Stress is heavily implicated, with several studies showing that stressed people have lower levels of natural killer cells and are more vulnerable to disease. One study found that students taking exams had depressed immune systems, while others have shown links between high stress events such as divorce and redundancy and the onset of disease. People with a large number of friends and who also have pets have greater immune-system activity.
Stress is known to trigger physical reactions, especially in the flight- or-fight response to stimulus. But although it's known that stress can have an effect on the immune system, it is still not known how it can lead to a specific disease. Researchers in the relatively new area of psychoneuroimmunology, the study of how the mind and body interact in health and disease, are dedicated to discovering that mechanism.
One theory is that there is a direct communication system between the immune system, which orchestrates the body's defences, and the nervous system, which passes information between the body and the brain. Some experts believe that nerve endings in the thymus, spleen and bone marrow are evidence of communication.

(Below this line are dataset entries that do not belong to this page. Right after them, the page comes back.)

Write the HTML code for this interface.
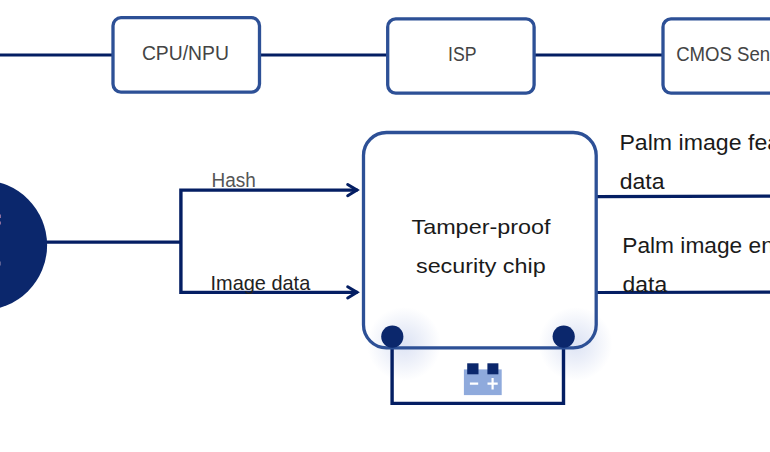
<!DOCTYPE html>
<html lang="en">
<head>
<meta charset="utf-8">
<title>Tamper-proof security chip diagram</title>
<style>
html,body{margin:0;padding:0;background:#fff;}
body{width:770px;height:452px;overflow:hidden;}
svg{display:block;}
text{font-family:"Liberation Sans",Arial,sans-serif;white-space:pre;}
</style>
</head>
<body>
<svg width="770" height="452" viewBox="0 0 770 452">
<defs>
<radialGradient id="glow" cx="50%" cy="50%" r="50%"><stop offset="0" stop-color="#4a6cc4" stop-opacity="0.19"/><stop offset="0.45" stop-color="#4a6cc4" stop-opacity="0.11"/><stop offset="1" stop-color="#4a6cc4" stop-opacity="0"/></radialGradient>
</defs>
<rect width="770" height="452" fill="#ffffff"/>
<circle cx="404" cy="344" r="37" fill="url(#glow)"/>
<circle cx="575.5" cy="344" r="37" fill="url(#glow)"/>
<g stroke="#041e63" stroke-width="3.2" fill="none">
<path d="M0 55H113M259.5 55H387.7M534.1 55H663"/>
<path d="M40 242.2H181"/>
<path d="M357.6 190.1H180.9V292.35H357.6" stroke-linejoin="miter" stroke-width="3.4"/>
<path d="M347.7 184.5L357 190.1L347.7 195.7" stroke-width="3" stroke-linecap="round"/>
<path d="M347.7 286.75L357 292.35L347.7 297.95" stroke-width="3" stroke-linecap="round"/>
<path d="M596.2 196.6L770 196.05M596.2 292.5L770 292.1"/>
<path d="M392.1 337V403.4H563.5V337" stroke-width="3.4"/>
</g>
<g stroke="#2d5096" stroke-width="3.3" fill="#ffffff">
<rect x="113" y="17.7" width="146.5" height="74.4" rx="8" ry="8"/>
<rect x="387.7" y="18.9" width="146.4" height="74.2" rx="8" ry="8"/>
<rect x="663" y="18.9" width="160" height="74.2" rx="8" ry="8"/>
</g>
<rect x="363.5" y="132.5" width="232.7" height="215.3" rx="23" ry="23" stroke="#2d5096" stroke-width="3.3" fill="none"/>
<circle cx="-18" cy="245.2" r="65.1" fill="#0b276c"/>
<rect x="0" y="214.5" width="1" height="3.5" fill="#c48fb4" opacity="0.7"/>
<rect x="0" y="221.5" width="1" height="3" fill="#c48fb4" opacity="0.7"/>
<rect x="0" y="261.5" width="1" height="4" fill="#8f86ac" opacity="0.6"/>
<circle cx="392.3" cy="336.6" r="11.1" fill="#0b276c"/>
<circle cx="563.7" cy="336.6" r="11.1" fill="#0b276c"/>
<rect x="463.9" y="369.4" width="37.8" height="25.7" fill="#8faadc"/>
<rect x="467.2" y="363.3" width="11.3" height="11" fill="#0b276c"/>
<rect x="487.4" y="363.3" width="11" height="11" fill="#0b276c"/>
<path d="M469.9 383.65H478.2M487.5 383.65H497.7M492.6 377.9V389.5" stroke="#ffffff" stroke-width="2.2" fill="none"/>
<text transform="translate(141.90 60.3) scale(1.0000 1)" font-size="19.34" fill="#444444">CPU/NPU</text>
<text transform="translate(448.00 60.6) scale(0.9133 1)" font-size="19.34" fill="#444444">ISP</text>
<text transform="translate(676.14 60.8) scale(0.9625 1)" font-size="19.34" fill="#444444">CMOS Sensor</text>
<text transform="translate(211.44 187.4) scale(0.9708 1)" font-size="19.55" fill="#555555">Hash</text>
<text transform="translate(210.52 289.9) scale(1.0198 1)" font-size="19.55" fill="#222222">Image data</text>
<text transform="translate(411.45 233.7) scale(1.1088 1)" font-size="21.11" fill="#1a1a1a">Tamper-proof</text>
<text transform="translate(415.97 272.6) scale(1.1058 1)" font-size="21.11" fill="#1a1a1a">security chip</text>
<text transform="translate(619.40 150.1) scale(1.0302 1)" font-size="22.46" fill="#1a1a1a">Palm image feature</text>
<text transform="translate(619.78 188.6) scale(1.0246 1)" font-size="22.46" fill="#1a1a1a">data</text>
<text transform="translate(622.23 253.3) scale(1.0126 1)" font-size="22.46" fill="#1a1a1a">Palm image encrypted</text>
<text transform="translate(622.58 291.9) scale(1.0199 1)" font-size="22.46" fill="#1a1a1a">data</text>
</svg>
</body>
</html>
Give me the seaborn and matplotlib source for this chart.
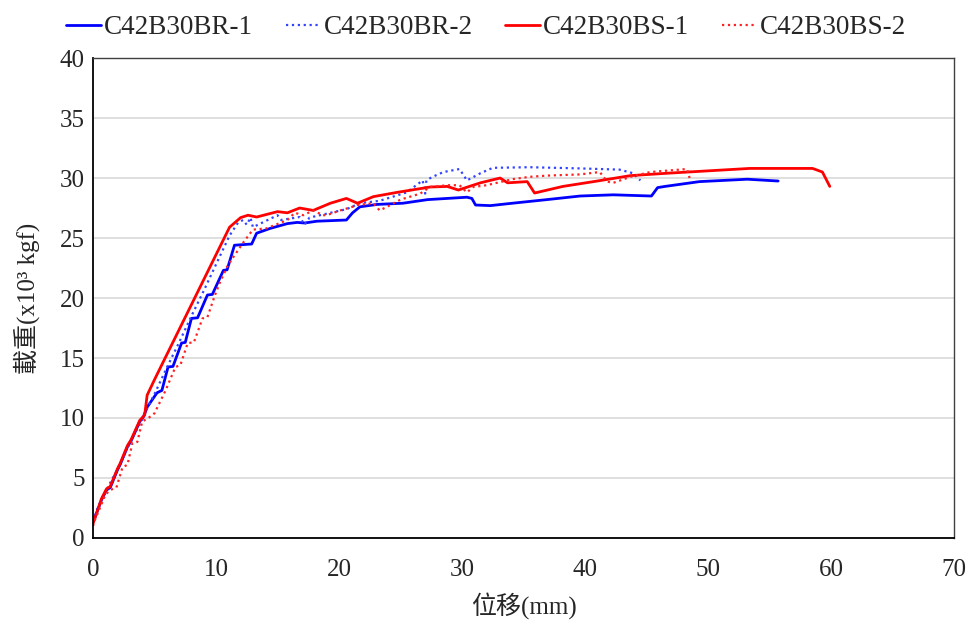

But others maintain that the effects of the mind on disease are still unproven, and that any apparent effects can have different explanations. Are people with a large number of friends likely to live longer because of some unknown socialising effect, or because the friends are more likely to help them through illness? There are concerns too that mind-body explanations may have an adverse effect on patients with serious diseases, who may feel that they are in some way to blame.
"It is important to underline the hypothetical nature of these relationships,'' says Dr Vincent Jadoulle of the Universite Catholique de Louvain. "Psychosomatic explanations risk being used to fill in knowledge gaps, and to give the illusion that we can avoid or control a disease. They especially risk making the patients feel guilty for their cancer or its development."